**Exercise requirements**:
Copy out all lines in the data below containing the string "drawn".

◇ ◇ ◇ ◇

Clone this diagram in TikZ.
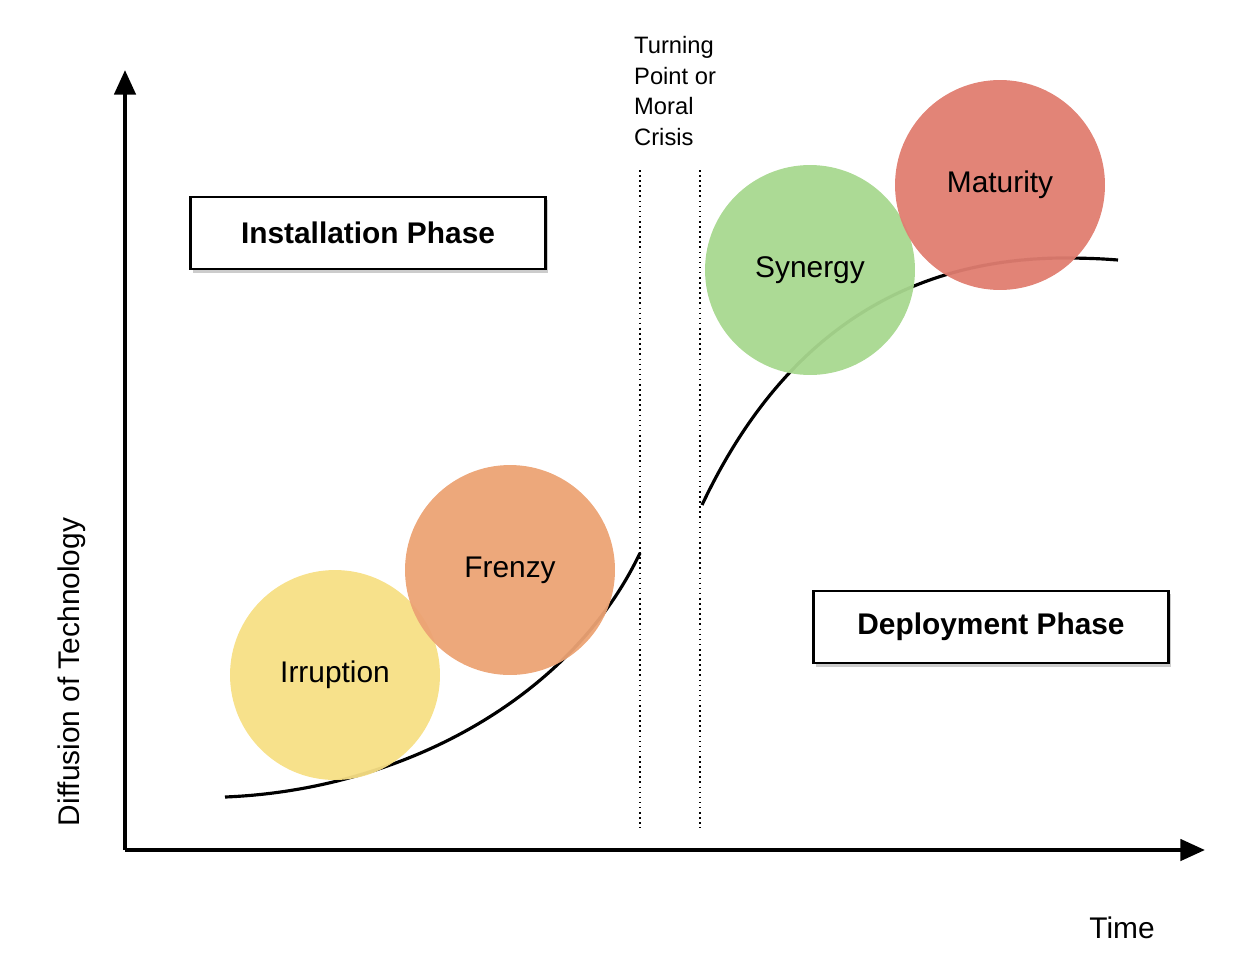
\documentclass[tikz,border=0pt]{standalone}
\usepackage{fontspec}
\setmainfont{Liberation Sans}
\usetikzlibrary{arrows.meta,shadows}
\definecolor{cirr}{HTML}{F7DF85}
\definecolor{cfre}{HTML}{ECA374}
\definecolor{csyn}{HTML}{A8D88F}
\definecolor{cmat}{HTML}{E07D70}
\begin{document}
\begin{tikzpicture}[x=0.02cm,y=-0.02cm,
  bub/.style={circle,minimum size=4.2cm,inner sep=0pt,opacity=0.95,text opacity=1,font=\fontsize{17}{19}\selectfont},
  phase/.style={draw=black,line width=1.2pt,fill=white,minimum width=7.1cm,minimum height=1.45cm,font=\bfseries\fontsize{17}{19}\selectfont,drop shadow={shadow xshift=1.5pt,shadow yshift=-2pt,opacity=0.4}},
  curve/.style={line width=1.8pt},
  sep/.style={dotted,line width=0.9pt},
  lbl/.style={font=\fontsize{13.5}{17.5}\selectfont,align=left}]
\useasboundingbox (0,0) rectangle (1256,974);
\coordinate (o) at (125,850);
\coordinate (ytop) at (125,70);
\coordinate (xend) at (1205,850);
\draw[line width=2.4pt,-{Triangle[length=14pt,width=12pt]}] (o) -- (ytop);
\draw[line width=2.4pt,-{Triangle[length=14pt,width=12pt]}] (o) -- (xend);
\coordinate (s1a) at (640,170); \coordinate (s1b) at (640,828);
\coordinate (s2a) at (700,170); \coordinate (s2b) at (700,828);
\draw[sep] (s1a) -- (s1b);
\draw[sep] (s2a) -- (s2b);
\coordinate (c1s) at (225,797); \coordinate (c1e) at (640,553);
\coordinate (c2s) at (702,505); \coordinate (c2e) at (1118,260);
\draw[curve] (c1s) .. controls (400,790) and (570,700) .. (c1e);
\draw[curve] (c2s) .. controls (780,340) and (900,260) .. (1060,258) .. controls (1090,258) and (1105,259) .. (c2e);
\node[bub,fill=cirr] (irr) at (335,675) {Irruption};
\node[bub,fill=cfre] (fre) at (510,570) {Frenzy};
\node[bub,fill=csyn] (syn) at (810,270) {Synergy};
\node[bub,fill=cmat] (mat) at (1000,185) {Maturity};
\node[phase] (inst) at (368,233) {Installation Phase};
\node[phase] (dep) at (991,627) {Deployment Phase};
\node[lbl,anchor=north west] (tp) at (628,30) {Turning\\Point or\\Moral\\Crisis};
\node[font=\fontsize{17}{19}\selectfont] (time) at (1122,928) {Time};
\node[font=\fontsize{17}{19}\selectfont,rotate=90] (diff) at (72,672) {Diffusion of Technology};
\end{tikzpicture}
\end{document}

◇ ◇ ◇ ◇

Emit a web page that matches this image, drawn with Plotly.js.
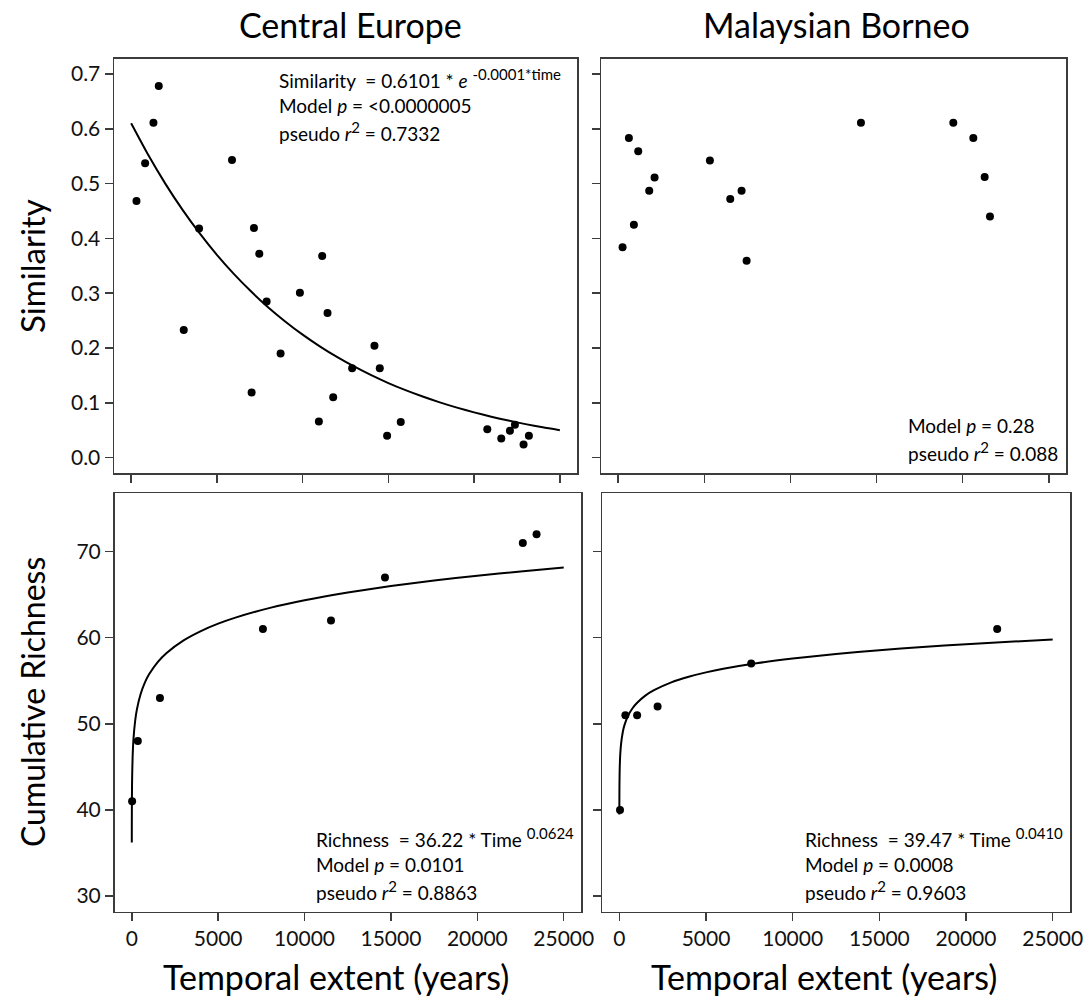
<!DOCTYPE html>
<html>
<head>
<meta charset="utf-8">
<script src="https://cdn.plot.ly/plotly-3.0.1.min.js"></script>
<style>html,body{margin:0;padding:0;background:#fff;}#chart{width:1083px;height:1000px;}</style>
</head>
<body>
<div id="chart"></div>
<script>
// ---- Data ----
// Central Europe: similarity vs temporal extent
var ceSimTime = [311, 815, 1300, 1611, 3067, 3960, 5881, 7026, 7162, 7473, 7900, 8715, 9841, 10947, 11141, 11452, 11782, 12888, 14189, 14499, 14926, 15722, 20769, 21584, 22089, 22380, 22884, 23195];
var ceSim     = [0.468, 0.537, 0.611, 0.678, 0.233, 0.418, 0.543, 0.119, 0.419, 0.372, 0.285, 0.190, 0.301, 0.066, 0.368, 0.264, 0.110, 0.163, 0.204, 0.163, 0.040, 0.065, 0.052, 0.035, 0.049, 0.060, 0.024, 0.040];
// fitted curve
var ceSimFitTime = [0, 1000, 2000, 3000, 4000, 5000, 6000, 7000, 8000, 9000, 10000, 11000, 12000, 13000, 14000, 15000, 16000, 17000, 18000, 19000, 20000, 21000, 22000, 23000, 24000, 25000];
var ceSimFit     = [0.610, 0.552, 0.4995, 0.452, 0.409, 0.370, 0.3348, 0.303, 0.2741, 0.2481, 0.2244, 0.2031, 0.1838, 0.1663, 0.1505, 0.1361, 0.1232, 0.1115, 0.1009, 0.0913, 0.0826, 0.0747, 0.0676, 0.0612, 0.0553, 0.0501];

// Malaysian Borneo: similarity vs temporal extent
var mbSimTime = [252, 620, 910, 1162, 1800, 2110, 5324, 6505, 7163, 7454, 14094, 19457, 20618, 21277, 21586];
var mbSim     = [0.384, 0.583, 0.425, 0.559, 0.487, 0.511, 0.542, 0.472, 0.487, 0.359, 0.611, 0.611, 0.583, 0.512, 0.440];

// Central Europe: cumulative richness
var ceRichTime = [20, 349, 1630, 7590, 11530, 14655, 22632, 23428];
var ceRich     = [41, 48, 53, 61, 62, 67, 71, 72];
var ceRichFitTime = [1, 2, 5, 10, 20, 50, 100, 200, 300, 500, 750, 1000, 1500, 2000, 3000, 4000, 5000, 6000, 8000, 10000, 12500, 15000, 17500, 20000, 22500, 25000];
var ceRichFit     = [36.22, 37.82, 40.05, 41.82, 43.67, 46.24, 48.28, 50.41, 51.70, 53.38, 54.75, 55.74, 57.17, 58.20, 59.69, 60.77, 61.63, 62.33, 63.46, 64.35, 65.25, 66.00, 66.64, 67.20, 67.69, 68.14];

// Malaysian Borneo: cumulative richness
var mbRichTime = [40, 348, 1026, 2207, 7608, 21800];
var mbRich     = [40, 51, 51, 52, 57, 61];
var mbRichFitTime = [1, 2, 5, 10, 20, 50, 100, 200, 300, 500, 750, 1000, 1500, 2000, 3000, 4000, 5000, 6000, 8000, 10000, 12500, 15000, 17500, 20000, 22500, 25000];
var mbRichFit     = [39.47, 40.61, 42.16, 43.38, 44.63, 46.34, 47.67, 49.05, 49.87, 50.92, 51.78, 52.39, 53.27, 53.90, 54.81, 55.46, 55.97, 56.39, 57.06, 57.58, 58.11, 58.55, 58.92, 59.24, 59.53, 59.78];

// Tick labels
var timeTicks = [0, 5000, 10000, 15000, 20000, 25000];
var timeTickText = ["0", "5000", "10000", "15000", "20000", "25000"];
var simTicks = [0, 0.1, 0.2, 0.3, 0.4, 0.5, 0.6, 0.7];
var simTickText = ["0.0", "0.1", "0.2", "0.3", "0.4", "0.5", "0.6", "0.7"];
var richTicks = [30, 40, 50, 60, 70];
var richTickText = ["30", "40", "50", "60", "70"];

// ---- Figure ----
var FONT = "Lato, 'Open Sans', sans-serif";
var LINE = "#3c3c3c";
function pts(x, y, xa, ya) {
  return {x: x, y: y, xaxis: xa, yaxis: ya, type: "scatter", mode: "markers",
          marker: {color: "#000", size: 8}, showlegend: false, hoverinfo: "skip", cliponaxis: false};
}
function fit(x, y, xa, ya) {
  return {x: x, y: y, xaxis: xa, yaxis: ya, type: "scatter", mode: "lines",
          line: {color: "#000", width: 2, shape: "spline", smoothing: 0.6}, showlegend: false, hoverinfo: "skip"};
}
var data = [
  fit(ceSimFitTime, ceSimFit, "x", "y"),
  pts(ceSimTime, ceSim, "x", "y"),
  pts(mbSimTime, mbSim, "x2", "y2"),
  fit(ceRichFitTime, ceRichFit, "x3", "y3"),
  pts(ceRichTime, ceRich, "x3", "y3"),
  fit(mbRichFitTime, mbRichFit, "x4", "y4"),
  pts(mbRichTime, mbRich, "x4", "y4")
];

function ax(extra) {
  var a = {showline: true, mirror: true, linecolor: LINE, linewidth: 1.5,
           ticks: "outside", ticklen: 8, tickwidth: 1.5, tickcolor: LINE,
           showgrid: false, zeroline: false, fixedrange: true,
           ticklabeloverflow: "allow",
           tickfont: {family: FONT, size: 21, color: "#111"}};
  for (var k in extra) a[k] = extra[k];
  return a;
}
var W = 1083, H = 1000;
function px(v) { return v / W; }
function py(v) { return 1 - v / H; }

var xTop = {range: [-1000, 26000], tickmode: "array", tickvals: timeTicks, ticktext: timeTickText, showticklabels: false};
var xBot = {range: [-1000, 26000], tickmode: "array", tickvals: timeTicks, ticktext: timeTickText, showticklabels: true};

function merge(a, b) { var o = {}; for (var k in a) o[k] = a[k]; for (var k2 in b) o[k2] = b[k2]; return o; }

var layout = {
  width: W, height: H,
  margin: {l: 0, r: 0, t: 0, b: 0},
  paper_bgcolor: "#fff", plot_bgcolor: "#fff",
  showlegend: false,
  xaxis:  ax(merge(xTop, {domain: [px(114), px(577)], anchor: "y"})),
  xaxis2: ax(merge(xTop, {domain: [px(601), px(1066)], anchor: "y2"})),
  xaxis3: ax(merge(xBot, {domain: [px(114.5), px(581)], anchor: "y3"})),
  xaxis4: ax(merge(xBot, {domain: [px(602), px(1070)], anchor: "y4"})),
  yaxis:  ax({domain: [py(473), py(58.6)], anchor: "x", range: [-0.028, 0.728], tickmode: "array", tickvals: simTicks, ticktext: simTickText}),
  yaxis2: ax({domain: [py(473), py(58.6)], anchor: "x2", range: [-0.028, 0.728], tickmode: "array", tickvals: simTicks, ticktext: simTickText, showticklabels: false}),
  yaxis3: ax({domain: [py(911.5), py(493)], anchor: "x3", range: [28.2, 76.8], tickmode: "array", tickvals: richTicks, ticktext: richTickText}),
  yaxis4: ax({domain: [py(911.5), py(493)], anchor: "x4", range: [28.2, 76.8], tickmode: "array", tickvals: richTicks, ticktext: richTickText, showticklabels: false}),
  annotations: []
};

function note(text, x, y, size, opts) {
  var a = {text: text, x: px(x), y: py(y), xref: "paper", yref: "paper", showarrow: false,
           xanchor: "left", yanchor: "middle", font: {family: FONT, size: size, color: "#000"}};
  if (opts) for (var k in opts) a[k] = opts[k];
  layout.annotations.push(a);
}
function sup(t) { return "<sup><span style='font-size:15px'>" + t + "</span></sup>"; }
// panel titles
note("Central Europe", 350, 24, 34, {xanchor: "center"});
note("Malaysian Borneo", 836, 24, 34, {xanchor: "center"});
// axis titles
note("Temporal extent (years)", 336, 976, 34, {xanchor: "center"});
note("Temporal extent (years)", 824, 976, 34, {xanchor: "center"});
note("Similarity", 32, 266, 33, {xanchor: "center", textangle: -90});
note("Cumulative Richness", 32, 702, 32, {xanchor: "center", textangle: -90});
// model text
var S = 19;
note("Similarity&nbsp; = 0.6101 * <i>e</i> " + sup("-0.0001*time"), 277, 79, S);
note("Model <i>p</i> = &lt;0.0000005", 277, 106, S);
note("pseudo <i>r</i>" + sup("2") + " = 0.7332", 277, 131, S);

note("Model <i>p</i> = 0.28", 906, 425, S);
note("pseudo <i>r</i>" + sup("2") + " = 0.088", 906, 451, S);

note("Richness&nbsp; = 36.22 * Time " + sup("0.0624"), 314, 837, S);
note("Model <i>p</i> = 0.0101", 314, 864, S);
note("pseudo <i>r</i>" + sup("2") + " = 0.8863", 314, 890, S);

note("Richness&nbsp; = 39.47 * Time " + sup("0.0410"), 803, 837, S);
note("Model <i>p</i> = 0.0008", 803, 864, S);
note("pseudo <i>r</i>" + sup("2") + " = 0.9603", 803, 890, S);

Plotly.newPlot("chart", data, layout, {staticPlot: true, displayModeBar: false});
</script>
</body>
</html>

◇ ◇ ◇ ◇

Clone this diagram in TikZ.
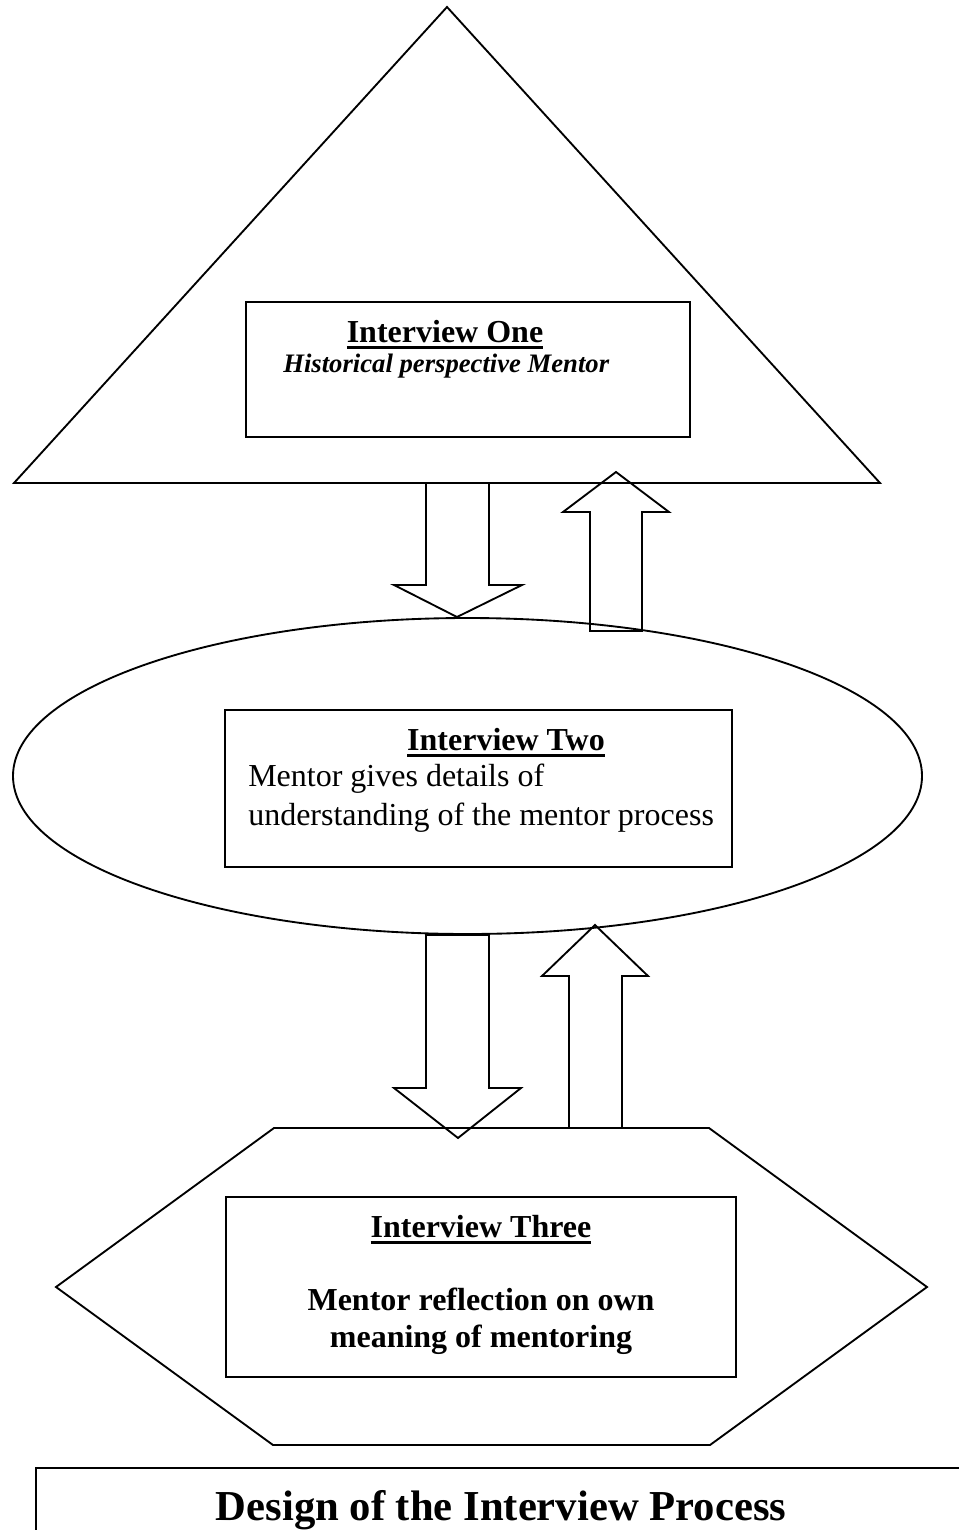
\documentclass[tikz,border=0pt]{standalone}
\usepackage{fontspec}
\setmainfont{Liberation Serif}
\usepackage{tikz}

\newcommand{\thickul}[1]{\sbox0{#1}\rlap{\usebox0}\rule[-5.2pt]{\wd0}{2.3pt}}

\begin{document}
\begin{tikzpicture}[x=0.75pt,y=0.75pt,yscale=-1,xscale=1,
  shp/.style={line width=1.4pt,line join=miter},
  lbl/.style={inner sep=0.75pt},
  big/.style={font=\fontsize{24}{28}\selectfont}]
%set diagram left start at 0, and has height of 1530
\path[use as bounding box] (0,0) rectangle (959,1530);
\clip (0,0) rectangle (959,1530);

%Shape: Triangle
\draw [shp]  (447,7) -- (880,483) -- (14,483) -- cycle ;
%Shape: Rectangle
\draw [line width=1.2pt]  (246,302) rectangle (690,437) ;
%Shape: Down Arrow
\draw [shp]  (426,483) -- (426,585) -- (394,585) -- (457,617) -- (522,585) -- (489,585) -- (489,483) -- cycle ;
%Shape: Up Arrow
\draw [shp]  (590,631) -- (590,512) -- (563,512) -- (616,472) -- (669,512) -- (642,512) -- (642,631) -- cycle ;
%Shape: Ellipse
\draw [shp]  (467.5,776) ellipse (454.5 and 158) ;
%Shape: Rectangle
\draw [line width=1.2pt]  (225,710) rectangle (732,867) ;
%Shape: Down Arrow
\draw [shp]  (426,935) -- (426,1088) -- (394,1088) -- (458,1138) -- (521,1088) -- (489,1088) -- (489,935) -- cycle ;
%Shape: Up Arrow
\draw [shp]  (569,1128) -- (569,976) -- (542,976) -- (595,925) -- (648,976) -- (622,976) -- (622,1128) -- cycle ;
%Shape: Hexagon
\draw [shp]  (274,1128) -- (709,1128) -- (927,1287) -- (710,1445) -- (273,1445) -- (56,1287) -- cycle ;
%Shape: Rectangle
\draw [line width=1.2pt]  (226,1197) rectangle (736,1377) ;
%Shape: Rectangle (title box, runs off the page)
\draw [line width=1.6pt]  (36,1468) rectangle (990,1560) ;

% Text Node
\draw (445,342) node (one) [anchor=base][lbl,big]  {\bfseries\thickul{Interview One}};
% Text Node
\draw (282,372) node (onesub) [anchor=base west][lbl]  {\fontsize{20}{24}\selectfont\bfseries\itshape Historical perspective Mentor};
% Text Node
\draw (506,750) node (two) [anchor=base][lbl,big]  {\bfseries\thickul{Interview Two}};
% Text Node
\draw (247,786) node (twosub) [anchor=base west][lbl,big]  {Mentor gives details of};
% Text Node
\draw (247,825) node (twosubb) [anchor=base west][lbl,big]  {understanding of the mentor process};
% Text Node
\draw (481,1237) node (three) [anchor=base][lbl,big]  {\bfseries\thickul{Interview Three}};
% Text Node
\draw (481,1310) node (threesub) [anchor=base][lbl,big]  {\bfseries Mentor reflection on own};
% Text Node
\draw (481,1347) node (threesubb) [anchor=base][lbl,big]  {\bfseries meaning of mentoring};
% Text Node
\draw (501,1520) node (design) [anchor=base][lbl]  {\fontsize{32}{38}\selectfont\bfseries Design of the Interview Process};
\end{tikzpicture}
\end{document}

◇ ◇ ◇ ◇

**Right answer**:
Emit a web page that matches this image, drawn with Plotly.js.

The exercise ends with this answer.